In a simplistic world, I may have a solution to this downward spiraling situation: Make it more work to add a name to the Bcc list.

Before the time of fax and email, it must have sucked to blind copy someone (relative to today of course). It was more work and took quite a bit more time. Being a society of procrastinators, that effort was not going to be put in when you can stay in your office and rock a hoola hoop. With faxes, it became a little easier, and now, its a click away.

We are only getting worse, "We're building a rat ship here. A vessel for sea-going snitches." - Lt. Col. Frank Slade

4 comments:

The Notorious LJT said...

Even if you couldn't bcc someone you could still forward your email to whoever you wanted to see it.
There is a certain level of shadiness about it I suppose, but what would really be fucked up if the person responded and the other person who was bcc'ed was bcc'ed on the reply without the replier knowning. But still, that email could be forwarded anyway.
Moral of the story is don't put shit you don't want people to share with others in email. I've learned the hard way.
Thanks for calling me back, bitch.

D. Stephen Goldman said...

I disagree with you. I love the Bcc: line, here's why.

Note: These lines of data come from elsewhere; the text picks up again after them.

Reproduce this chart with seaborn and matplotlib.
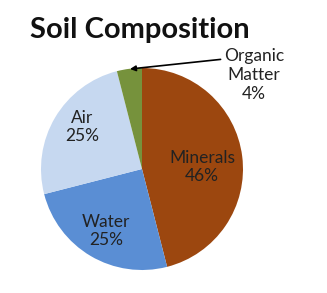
import matplotlib
matplotlib.use("Agg")
import matplotlib.pyplot as plt
import seaborn as sns

categories = ["Minerals", "Water", "Air", "Organic Matter"]
values = [46, 25, 25, 4]
colors = ["#9C470F", "#5A8ED4", "#C6D8F0", "#76923C"]

sns.set_theme(style="white")
plt.rcParams['font.family'] = ['Lato', 'DejaVu Sans']

W, H = 327, 293
fig = plt.figure(figsize=(W / 100, H / 100), dpi=100)
cx, cy, r = 142, 169, 101
ax = fig.add_axes([(cx - r) / W, (H - cy - r) / H, 2 * r / W, 2 * r / H])
ax.pie(values, colors=colors, startangle=90, counterclock=False,
       wedgeprops=dict(linewidth=0))
ax.set_xlim(-1, 1)
ax.set_ylim(-1, 1)
ax.set_aspect("equal")
ax.axis("off")

def d(px, py):
    return ((px - cx) / r, (cy - py) / r)

tc = "#222222"
fs = 12.5
pos = {"Minerals": (202, 167), "Water": (106, 231), "Air": (82, 127)}
for name, v in zip(categories, values):
    if name in pos:
        ax.text(*d(*pos[name]), f"{name}\n{v}%", ha="center", va="center",
                fontsize=fs, color=tc, linespacing=1.2)

ax.annotate(f"Organic\nMatter\n{values[3]}%", xy=d(130, 69), xytext=d(254, 75),
            ha="center", va="center", fontsize=fs, color=tc, linespacing=1.2,
            annotation_clip=False,
            arrowprops=dict(arrowstyle="-|>", color="black", lw=1.2,
                            shrinkA=0, shrinkB=0, mutation_scale=8,
                            relpos=(0.0, 0.8)))

fig.text(140 / W, 1 - 30 / H, "Soil Composition", ha="center", va="center",
         fontsize=21, fontweight="bold", color="#111111")

fig.savefig("out.png", dpi=100)
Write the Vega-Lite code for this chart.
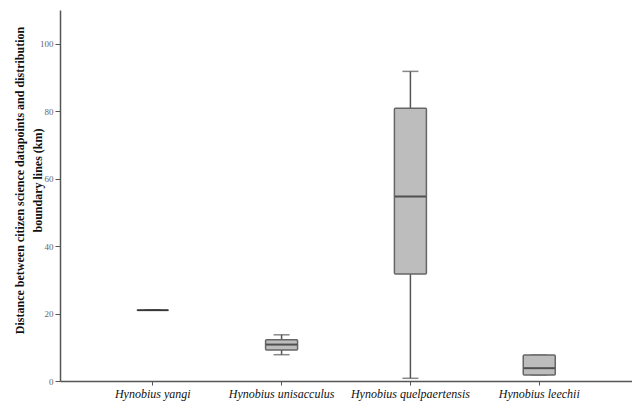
{
  "$schema": "https://vega.github.io/schema/vega-lite/v6.json",
  "width": 572,
  "height": 371,
  "autosize": "none",
  "padding": {"left": 60, "top": 10, "right": 0, "bottom": 20},
  "background": "white",
  "config": {
    "view": {"stroke": null},
    "font": "Times New Roman, Liberation Serif, serif"
  },
  "data": {"values": [
    {"species": "Hynobius yangi", "lower": 21, "q1": 21, "median": 21, "q3": 21, "upper": 21},
    {"species": "Hynobius unisacculus", "lower": 7.8, "q1": 9.2, "median": 10.8, "q3": 12.2, "upper": 13.7},
    {"species": "Hynobius quelpaertensis", "lower": 0.8, "q1": 31.7, "median": 54.7, "q3": 80.9, "upper": 91.8},
    {"species": "Hynobius leechii", "lower": 1.8, "q1": 1.8, "median": 3.8, "q3": 7.7, "upper": 7.7}
  ]},
  "encoding": {
    "x": {
      "field": "species", "type": "nominal", "sort": null,
      "scale": {"paddingOuter": 0.22, "paddingInner": 0},
      "axis": {
        "title": null, "labelAngle": 0, "labelFont": "Times New Roman, Liberation Serif, serif", "labelFontStyle": "italic",
        "labelFontSize": 12, "labelColor": "#111", "domainColor": "#555", "domainWidth": 1.5,
        "tickColor": "#555", "tickSize": 4, "labelPadding": 3
      }
    }
  },
  "layer": [
    {
      "mark": {"type": "rule", "color": "#555", "strokeWidth": 1.5},
      "encoding": {
        "y": {
          "field": "lower", "type": "quantitative",
          "scale": {"domain": [0, 110], "nice": false},
          "axis": {
            "title": ["Distance between citizen science datapoints and distribution", "boundary lines (km)"],
            "titleFont": "Times New Roman, Liberation Serif, serif", "titleFontWeight": "bold", "titleFontSize": 12, "titleColor": "#111",
            "titleX": -34, "titleY": 170, "titleAngle": -90, "titleLineHeight": 18,
            "values": [0, 20, 40, 60, 80, 100], "grid": false,
            "labelFont": "Times New Roman, Liberation Serif, serif",
            "labelFontSize": 9, "labelColor": "#666", "domainColor": "#555", "domainWidth": 1.5,
            "tickColor": "#555", "tickSize": 5, "labelPadding": 2
          }
        },
        "y2": {"field": "upper"}
      }
    },
    {
      "mark": {"type": "tick", "color": "#555", "size": 16, "thickness": 1.5},
      "encoding": {"y": {"field": "lower", "type": "quantitative"}}
    },
    {
      "mark": {"type": "tick", "color": "#555", "size": 16, "thickness": 1.5},
      "encoding": {"y": {"field": "upper", "type": "quantitative"}}
    },
    {
      "mark": {"type": "bar", "width": 32, "fill": "#bdbdbd", "stroke": "#666", "strokeWidth": 1.5, "cornerRadius": 1},
      "encoding": {
        "y": {"field": "q1", "type": "quantitative"},
        "y2": {"field": "q3"}
      }
    },
    {
      "mark": {"type": "tick", "color": "#222", "size": 31, "thickness": 2},
      "encoding": {"y": {"field": "median", "type": "quantitative"}}
    }
  ]
}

I often email people for political-type stuff that they (probably grudgingly) accept from me, but that they don't want the other political-type weasels I'm also emailing to steal it for their own selfish purposes.

So I've got a choice. I can be lazy and send out one email, seperating the people whose emails are public (like the folks who work at other political orgs.) from the ones who'd rather keep their email addys private, (like my friends) or I can just not send out things I think are important (ending drug Prohibition, saving Darfurians, etc.) Instead I choose to Bcc people 'cause email addresses aren't the type of thing people want shared with the world.

But then there are the people who'll act shady and Bcc people 'cause they don't want a specific recipient to know that it was sent to the 3rd party and that's mad shady! And in my experience, that kind of shadiness ends up biting the initial person in the arse, in the end!

Max said...

To: Ziad
cc: luke, d. stephen goldman
bcc: ***********

I agree with Goldman, and I wonder what spurred this on. Is this just a general concern, or did something occur that made you bothered about this?

ChuckJerry said...

I think the Bcc is an effective tool if you have the same message for many unrelated people who wouldn't normally receive email from one another. If you have an announcement to make you can send one email with Bcc:s rather than several with regular To:s.

I don't understand the part about rocking the hula hoop. What does that even mean?